Pensa que a sociedade portuguesa já reconhece como normal a existência de crianças em famílias homossexuais?
Os argumentos que costumo ouvir são os de que a sociedade não está preparada, as crianças vão ser também homossexuais e as crianças precisam de um pai e de uma mãe para terem um modelo masculino e feminino.
No subtexto de muitas críticas não está também a ideia de que os homossexuais podem praticar abusos sexuais contra crianças?
É possível que haja esse fantasma, mas há alguns anos que não oiço falar disso.

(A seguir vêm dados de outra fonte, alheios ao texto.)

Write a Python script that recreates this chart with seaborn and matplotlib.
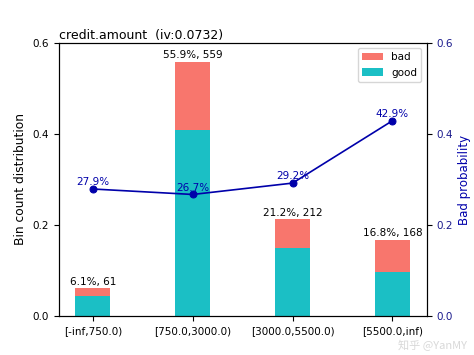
import matplotlib
matplotlib.use("Agg")
import matplotlib.pyplot as plt
import seaborn as sns
import pandas as pd
import numpy as np
from matplotlib.patches import Patch

bins = ["[-inf,750.0)", "[750.0,3000.0)", "[3000.0,5500.0)", "[5500.0,inf)"]
count = [61, 559, 212, 168]
count_distr = [0.061, 0.559, 0.212, 0.168]
badprob = [0.279, 0.267, 0.292, 0.429]
title = "credit.amount  (iv:0.0732)"

bad_color = "#F8766D"
good_color = "#1BBFC5"
line_color = "#0000AA"
fs = 7.5

good_distr = [d * (1 - p) for d, p in zip(count_distr, badprob)]
df = pd.DataFrame({"bin": bins, "total": count_distr, "good": good_distr,
                   "badprob": badprob, "pos": np.arange(len(bins))})

fig = plt.figure(figsize=(4.74, 3.55), dpi=100)
ax = fig.add_axes([0.124, 0.11, 0.776, 0.769])

sns.barplot(data=df, x="bin", y="total", color=bad_color, width=0.35,
            saturation=1, ax=ax, order=bins)
sns.barplot(data=df, x="bin", y="good", color=good_color, width=0.35,
            saturation=1, ax=ax, order=bins)

for i, (d, c) in enumerate(zip(count_distr, count)):
    ax.text(i, d + 0.003, f"{d*100:.1f}%, {c}", ha="center", va="bottom", fontsize=fs)

ax.set_ylim(0, 0.6)
ax.set_yticks([0, 0.2, 0.4, 0.6])
ax.set_xlim(-0.3425, 3.3425)
ax.set_xlabel("")
ax.set_ylabel("Bin count distribution", fontsize=8.8)
ax.tick_params(labelsize=fs)
ax.set_title(title, loc="left", fontsize=9, pad=3)

ax2 = ax.twinx()
sns.lineplot(data=df, x="pos", y="badprob", color=line_color, marker="o",
             markersize=5, markeredgecolor=line_color, ax=ax2, linewidth=1.2)
for i, p in enumerate(badprob):
    ax2.text(i, p + 0.004, f"{p*100:.1f}%", ha="center", va="bottom",
             fontsize=fs, color=line_color)
ax2.set_ylim(0, 0.6)
ax2.set_yticks([0, 0.2, 0.4, 0.6])
ax2.set_xlim(-0.3425, 3.3425)
ax2.set_ylabel("Bad probability", color=line_color, fontsize=8.5)
ax2.tick_params(axis="y", labelcolor="#1a1a8c", labelsize=fs, color="black")
ax2.set_xlabel("")

handles = [Patch(facecolor=bad_color), Patch(facecolor=good_color)]
ax.legend(handles, ["bad", "good"], loc="upper right", fontsize=fs)

fig.text(0.985, 0.01, "知乎 @YanMY", ha="right", va="bottom", fontsize=8,
         color="#d8d8d8", family=["Noto Sans CJK SC", "DejaVu Sans"])

fig.savefig("out.png", dpi=100)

Esse argumento coloca a questão da parentalidade apenas do lado dos homens, quando, na verdade, pela minha experiência, a maioria das famílias de que estamos a falar são constituídas por mulheres e crianças, diria cerca de 80%. De qualquer forma, é fácil ultrapassar o argumento: sabe-se que os abusos sexuais são principalmente cometidos por homens heterossexuais contra raparigas.
Há resultados da acção popular contra o Estado intentada em 2013 pela ILGA, por considerar que havia violação de direitos humanos ao não se permitir a co-adopção?
Posso dar-lhe esta novidade: o tribunal administrativo [de Lisboa] julgou-se incompetente para seguir com a acção e decidimos não recorrer para já. Se voltarmos a pegar neste caso, e é uma hipótese, vamos fazê-lo de forma diferente. A nossa vontade é resolver esta questão [co-adopção] por via legislativa. É mais rápido e mais legítimo.